Franklin Ramón Chang Díaz is a Costa Rican American mechanical engineer, physicist, former NASA astronaut. He is the founder and current CEO of Ad Astra Rocket Company as well as a member of Cummins' board of directors. He became an American citizen in 1977. He is of Costa Rican Spanish and Chinese descent.
He is a veteran of seven Space Shuttle missions, tying the record, as of 2018 for the most spaceflights. He was the third Latin American, but the first Latin American immigrant NASA Astronaut selected to go into space.
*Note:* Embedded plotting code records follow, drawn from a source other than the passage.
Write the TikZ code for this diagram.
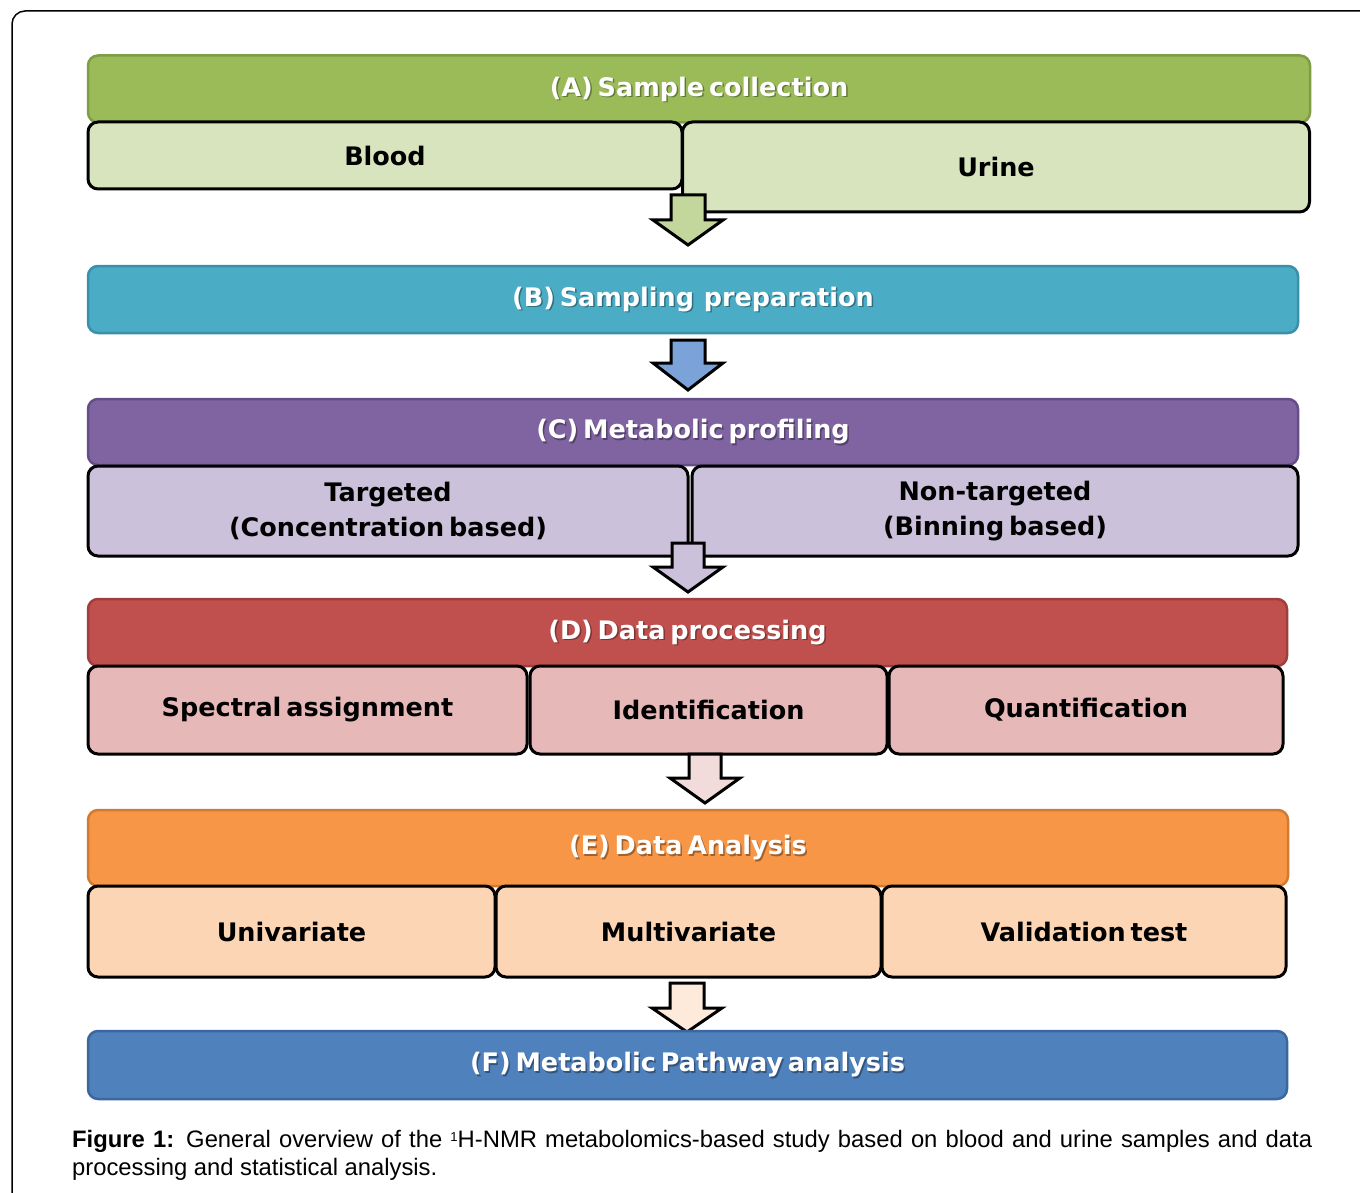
\documentclass[tikz,border=0pt]{standalone}
\usepackage{fontspec}
\setmainfont{Liberation Sans}
\newfontfamily\boxfont[WordSpace=0.55]{DejaVu Sans}
\newfontfamily\capfont{Liberation Sans}
\definecolor{aHead}{HTML}{9BBB59}\definecolor{aHeadD}{HTML}{7E9D44}\definecolor{aSub}{HTML}{D7E4BD}\definecolor{aArr}{HTML}{C3D69B}
\definecolor{bHead}{HTML}{4BACC6}\definecolor{bHeadD}{HTML}{3A90AA}\definecolor{bArr}{HTML}{7BA3DA}
\definecolor{cHead}{HTML}{8064A2}\definecolor{cHeadD}{HTML}{654E87}\definecolor{cSub}{HTML}{CCC1DA}
\definecolor{dHead}{HTML}{C0504D}\definecolor{dHeadD}{HTML}{A03E3B}\definecolor{dSub}{HTML}{E6B9B8}\definecolor{dArr}{HTML}{F2DCDB}
\definecolor{eHead}{HTML}{F79646}\definecolor{eHeadD}{HTML}{D27A30}\definecolor{eSub}{HTML}{FCD5B5}\definecolor{eArr}{HTML}{FDEADA}
\definecolor{fHead}{HTML}{4F81BD}\definecolor{fHeadD}{HTML}{3B679E}
\tikzset{
  headbox/.style={rectangle, rounded corners=10pt, line width=2.5pt, inner sep=0pt, text=white,
    font=\boxfont\bfseries\fontsize{25.5}{28}\selectfont},
  subbox/.style={rectangle, rounded corners=10pt, draw=black, line width=3pt, inner sep=0pt, align=center,
    font=\boxfont\bfseries\fontsize{25.5}{35}\selectfont, text=black},
  shadowtxt/.style={text=black, opacity=0.35, font=\boxfont\bfseries\fontsize{25.5}{28}\selectfont, inner sep=0pt},
  arrowline/.style={draw=black, line width=3pt, line join=miter},
  frameline/.style={draw=black, line width=1.5pt},
  captext/.style={anchor=base west, inner sep=0pt, font=\capfont\fontsize{23.8}{28}\selectfont}
}
\newcommand\blockarrow[6]{% cx, top, headbase, tip, halfshaft, fill
  \draw[arrowline, fill=#6] ({#1-#5},#2) -- ({#1+#5},#2) -- ({#1+#5},#3) -- ({#1+35},#3) -- (#1,#4)
    -- ({#1-35},#3) -- ({#1-#5},#3) -- cycle;}
\newcommand\headtext[3]{% name, pos, text
  \node[shadowtxt] at ($(#2)+(1.5,1.5)$) {#3};
  \node[headbox, text=white] (#1) at (#2) {#3};}
\usetikzlibrary{calc}
\begin{document}
\begin{tikzpicture}[x=1pt,y=-1pt]
\useasboundingbox (0,0) rectangle (1360,1193);
\fill[white] (0,0) rectangle (1360,1193);
% outer frame
\draw[frameline, rounded corners=13pt] (12,1193) -- (12,11) -- (1360,11);

% (A)
\node[headbox, draw=aHeadD, fill=aHead, minimum width=1222, minimum height=67] (A) at (699,89) {};
\node[subbox, fill=aSub, minimum width=594, minimum height=67] (blood) at (385,155.5) {Blood};
\node[subbox, fill=aSub, minimum width=627, minimum height=90] (urine) at (996,167) {Urine};
\headtext{Atxt}{A}{(A) Sample collection}
\blockarrow{688}{195}{220}{245}{17}{aArr}

% (B)
\node[headbox, draw=bHeadD, fill=bHead, minimum width=1210, minimum height=67] (B) at (693,299.5) {};
\headtext{Btxt}{B}{(B) Sampling\ \ preparation}
\blockarrow{688}{340}{363}{390}{17}{bArr}

% (C)
\node[headbox, draw=cHeadD, fill=cHead, minimum width=1210, minimum height=66] (C) at (693,432) {};
\node[subbox, fill=cSub, minimum width=600, minimum height=90] (targ) at (388,511) {Targeted\\(Concentration based)};
\node[subbox, fill=cSub, minimum width=606, minimum height=90] (ntarg) at (995,511) {Non-targeted\\(Binning based)};
\headtext{Ctxt}{C}{(C) Metabolic profiling}
\blockarrow{688}{543}{567}{592}{16}{cSub}

% (D)
\node[headbox, draw=dHeadD, fill=dHead, minimum width=1199, minimum height=67] (D) at (687.5,632.5) {};
\node[subbox, fill=dSub, minimum width=439, minimum height=88] (spec) at (307.5,710) {Spectral assignment};
\node[subbox, fill=dSub, minimum width=357, minimum height=88] (ident) at (708.5,710) {Identification};
\node[subbox, fill=dSub, minimum width=394, minimum height=88] (quant) at (1086,710) {Quantification};
\headtext{Dtxt}{D}{(D) Data processing}
\blockarrow{705}{754}{778}{803}{16}{dArr}

% (E)
\node[headbox, draw=eHeadD, fill=eHead, minimum width=1200, minimum height=76] (E) at (688,848) {};
\node[subbox, fill=eSub, minimum width=407, minimum height=91] (uni) at (291.5,931.5) {Univariate};
\node[subbox, fill=eSub, minimum width=385, minimum height=91] (multi) at (688.5,931.5) {\raisebox{-3pt}{Multivariate}};
\node[subbox, fill=eSub, minimum width=404, minimum height=91] (valid) at (1084,931.5) {Validation test};
\headtext{Etxt}{E}{(E) Data Analysis}
\blockarrow{687}{983}{1008}{1032}{17}{eArr}

% (F)
\node[headbox, draw=fHeadD, fill=fHead, minimum width=1199, minimum height=68] (F) at (687.5,1065) {};
\headtext{Ftxt}{F}{(F) Metabolic Pathway analysis}

% caption
\node[captext] (cap1) at (72,1147)
  {\makebox[1240pt][s]{\textbf{Figure 1:} General overview of the \raisebox{6pt}{\fontsize{13}{13}\selectfont 1}H-NMR metabolomics-based study based on blood and urine samples and data}};
\node[captext] (cap2) at (72,1175)
  {processing and statistical analysis.};
\end{tikzpicture}
\end{document}
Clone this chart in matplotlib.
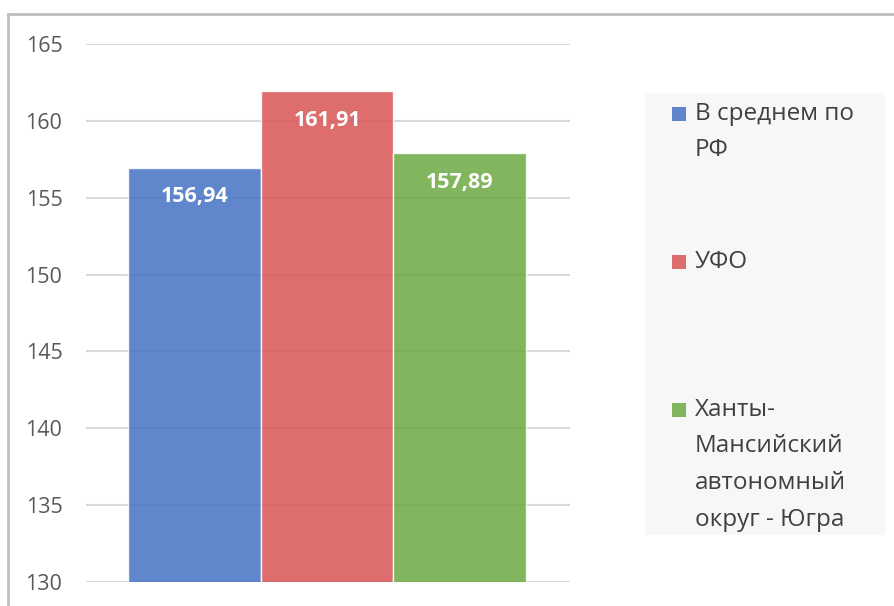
import matplotlib
matplotlib.use("Agg")
import matplotlib.pyplot as plt
from matplotlib.patches import Rectangle
from matplotlib.lines import Line2D

categories = ["В среднем по\nРФ", "УФО", "Ханты-\nМансийский\nавтономный\nокруг - Югра"]
values = [156.94, 161.91, 157.89]
value_labels = ["156,94", "161,91", "157,89"]
colors = ["#4472C4", "#D95454", "#6BA942"]
yticks = [130, 135, 140, 145, 150, 155, 160, 165]

W, H = 895, 606
plt.rcParams['font.family'] = ['Open Sans', 'DejaVu Sans']
fig = plt.figure(figsize=(W / 100, H / 100), dpi=100)

def fx(px):
    return px / W

def fy(py):
    return 1 - py / H

# chart border
fig.add_artist(Line2D([fx(8), 1.0], [fy(14), fy(14)], color="#bfbfbf", lw=2))
fig.add_artist(Line2D([fx(8), fx(8)], [fy(14), 0.0], color="#bfbfbf", lw=2))

ax = fig.add_axes([fx(86), fy(582), fx(570) - fx(86), fy(44) - fy(582)])
x = list(range(len(values)))
ax.bar(x, values, width=1.0, color=colors, alpha=0.85, edgecolor="#ffffff", linewidth=1, zorder=3)
ax.set_ylim(130, 165)
ax.set_xlim(-0.8165, 2.83)
ax.set_yticks(yticks)
ax.set_yticklabels([str(t) for t in yticks], fontsize=15.5, color="#595959")
ax.tick_params(axis="y", length=0, pad=17)
ax.set_xticks([])
for s in ax.spines.values():
    s.set_visible(False)
ax.yaxis.grid(True, color="#d9d9d9", linewidth=1.5, zorder=0)
ax.axhline(130, color="#bfbfbf", linewidth=1.5, zorder=1)
ax.set_facecolor("none")

for xi, v, lab in zip(x, values, value_labels):
    ax.annotate(lab, (xi, v), xytext=(0, -29), textcoords="offset pixels",
                ha="center", va="center", color="white", fontsize=15.5, fontweight="bold", zorder=5)

# legend
fig.add_artist(Rectangle((fx(645), fy(535)), fx(885) - fx(645), fy(93) - fy(535),
                         facecolor="#f7f7f7", edgecolor="none"))
first_line_y = [114, 262, 410]
pitch = 36.5
for cat, col, y0 in zip(categories, colors, first_line_y):
    fig.add_artist(Rectangle((fx(672), fy(y0 + 7)), fx(14), 14 / H,
                             facecolor=col, alpha=0.85, edgecolor="none"))
    for i, line in enumerate(cat.split("\n")):
        fig.text(fx(695), fy(y0 + i * pitch), line, fontsize=17.5, color="#404040",
                 ha="left", va="center")

fig.savefig("out.png", dpi=100)
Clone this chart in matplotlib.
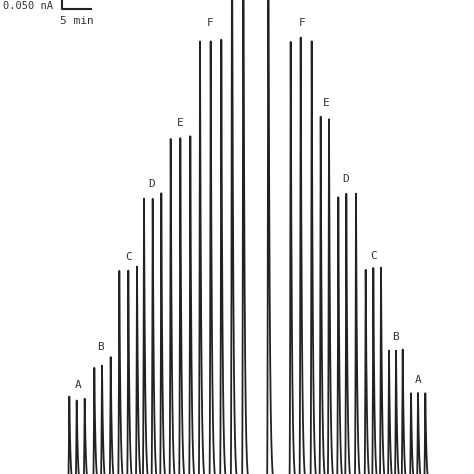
import numpy as np
import matplotlib
matplotlib.use("Agg")
import matplotlib.pyplot as plt

# peak retention positions (chart x units) and heights (above baseline)
peak_times = [69.3, 76.7, 84.7, 94.3, 102.0, 110.7, 119.3, 128.3, 137.0,
              144.0, 152.7, 161.3, 170.7, 180.3, 190.3, 200.0, 210.7, 221.3,
              232.0, 243.3, 268.3,
              290.7, 300.7, 311.7, 320.7, 329.0, 338.3, 346.3, 356.0,
              365.7, 373.3, 381.0, 389.0, 396.0, 402.7, 411.0, 418.0, 425.3]
peak_heights = [94, 90, 92, 123, 125, 134, 219, 221, 224,
                292, 294, 297, 354, 354, 355, 451, 451, 451,
                620, 620, 620,
                452, 455, 453, 373, 373, 293, 296, 297,
                221, 223, 224, 140, 140, 141, 97, 97, 97]
label_names = ["A", "B", "C", "D", "E", "F", "F", "E", "D", "C", "B", "A"]
label_x = [78, 101, 129, 152, 180, 210, 302, 326, 346, 374, 396, 418]
label_top = [390, 352, 262, 189, 128, 28, 28, 108, 184, 261, 342, 385]

BASE = 490
fig = plt.figure(figsize=(4.74, 4.74), dpi=100)
ax = fig.add_axes([0, 0, 1, 1])
ax.set_xlim(0, 474)
ax.set_ylim(0, 474)
ax.axis("off")

x = np.linspace(40, 460, 20000)
sig = np.zeros_like(x)
for t, h in zip(peak_times, peak_heights):
    d = x - t
    rise = np.where((d >= -1.3) & (d < 0), h * (1 + d / 1.3) ** 2, 0)
    fall = np.where(d >= 0, h * np.exp(-d / 1.2), 0)
    sig += rise + fall
ax.plot(x, 474 - (BASE - sig), color="#222222", lw=1.3)

for n, lx, ly in zip(label_names, label_x, label_top):
    ax.text(lx, 474 - ly, n, ha="center", va="bottom", fontsize=8,
            family="DejaVu Sans Mono", color="#333333")

# scale bar
ax.plot([62, 62, 91], [474, 474 - 9, 474 - 9], color="#222222", lw=1.5)
ax.text(3, 474 - 6, "0.050 nA", ha="left", va="center", fontsize=7.5,
        family="DejaVu Sans Mono", color="#333333")
ax.text(77, 474 - 21, "5 min", ha="center", va="center", fontsize=8,
        family="DejaVu Sans Mono", color="#333333")

fig.savefig("out.png", dpi=100, facecolor="white")
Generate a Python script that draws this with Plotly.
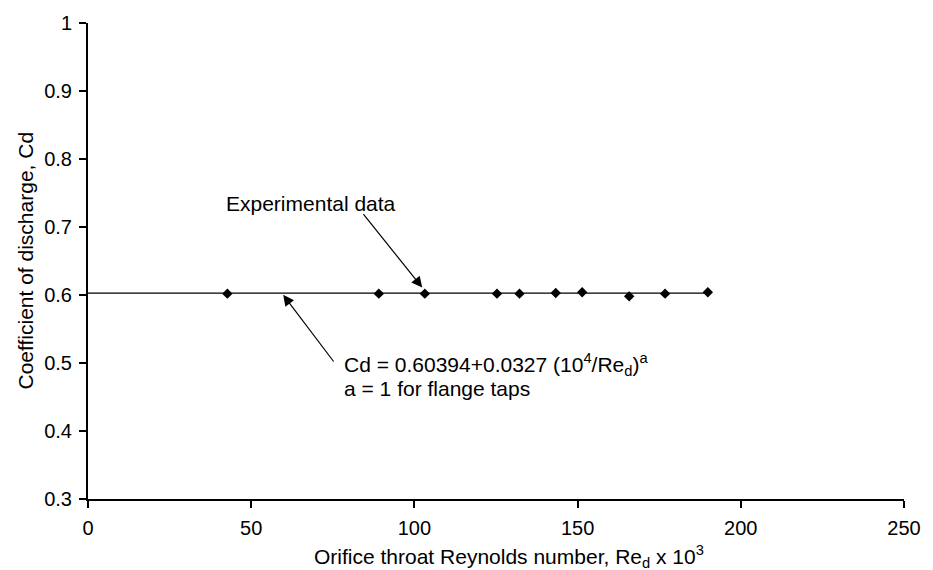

Chang Díaz is a member of the NASA Astronaut Hall of Fame.

Family and education

Franklin Ramón Chang Díaz was born in San José, Costa Rica on April 5, 1950 to a Costa Rican father of Chinese descent, Ramón Ángel Chang Morales, an oil worker whose own father fled China during the Boxer Rebellion. His mother is also Costa Rican, María Eugenia Díaz Romero. One of six children, he has a younger sister, Sonia Rosa and his mother, brothers and sisters live in Portland. His elder daughters are Jean Elizabeth and Sonia Rosa who is a member of the Massachusetts Senate. He married Peggy Marguerite Doncaster in the United States on 17 December 1984 and his younger daughters are Lidia Aurora and Miranda Karina, both born in Houston, Texas.
He graduated from Colegio de La Salle in San Jos with an "A" in November 1967, then moved to the United States to finish his high school education at Hartford Public High School in Connecticut, in 1969. He went on to attend the University of Connecticut, where he earned a B.S. degree in mechanical engineering and joined the federal TRIO Student Support Services program in 1973. He then attended the Massachusetts Institute of Technology, where he earned a Ph.D. degree in applied plasma physics in 1977. For his graduate research at MIT, Chang Díaz worked in the field of fusion technology and plasma-based rocket propulsion.

NASA career

Chang Díaz was selected as an astronaut candidate by NASA in 1980 and first flew aboard Space Shuttle mission STS-61-C in 1986. Subsequent missions included STS-34, STS-46, STS-60, STS-75, STS-91, and STS-111. During STS-111, he performed three extra-vehicular activities with Philippe Perrin as part of the construction of the International Space Station. He was also director of the Advanced Space Propulsion Laboratory at the Johnson Space Center from 1993 to 2005. Chang Díaz retired from NASA in 2005.

Post-NASA career

After leaving NASA, Chang Díaz set up the Ad Astra Rocket Company, which became dedicated to the development of advanced plasma rocket propulsion technology. Years of research and development have produced the Variable Specific Impulse Magnetoplasma Rocket, an electrical propulsion device for use in space. With a flexible mode of operation, the rocket can achieve very high exhaust speeds, and with a sufficiently powerful electrical supply even has the theoretical capability to take a crewed rocket to Mars in 39 days.
Chang Díaz also is active in environmental protection and raising awareness about climate change, notably in his role in Odyssey 2050 The Movie in which he encourages young people to get motivated about environmental issues.
at Ad Astra Rocket Company.
In addition, Chang Díaz is an Adjunct Professor in Physics and Astronomy at Rice University.
He has been on the board of directors of Cummins since Dec 08, 2009.

Awards and honors

In 1986, Franklin Chang Díaz was one of twelve recipients of the Medal of Liberty. He was inducted into the NASA Astronaut Hall of Fame on May 5, 2012 in a ceremony that took place in the Kennedy Space Center Visitor Complex. Also, due to his career and scientific success, he has been decorated multiple times in Costa Rica and named Honor Citizen by the national legislature. The Costa Rican National High Technology Center, among other institutions, is named after him. In 2014, Chang Díaz was awarded the "Buzz Aldrin Quadrennial Space Award" by The Explorers Club. Buzz Aldrin, whom Chang Díaz called a childhood hero, presented the award.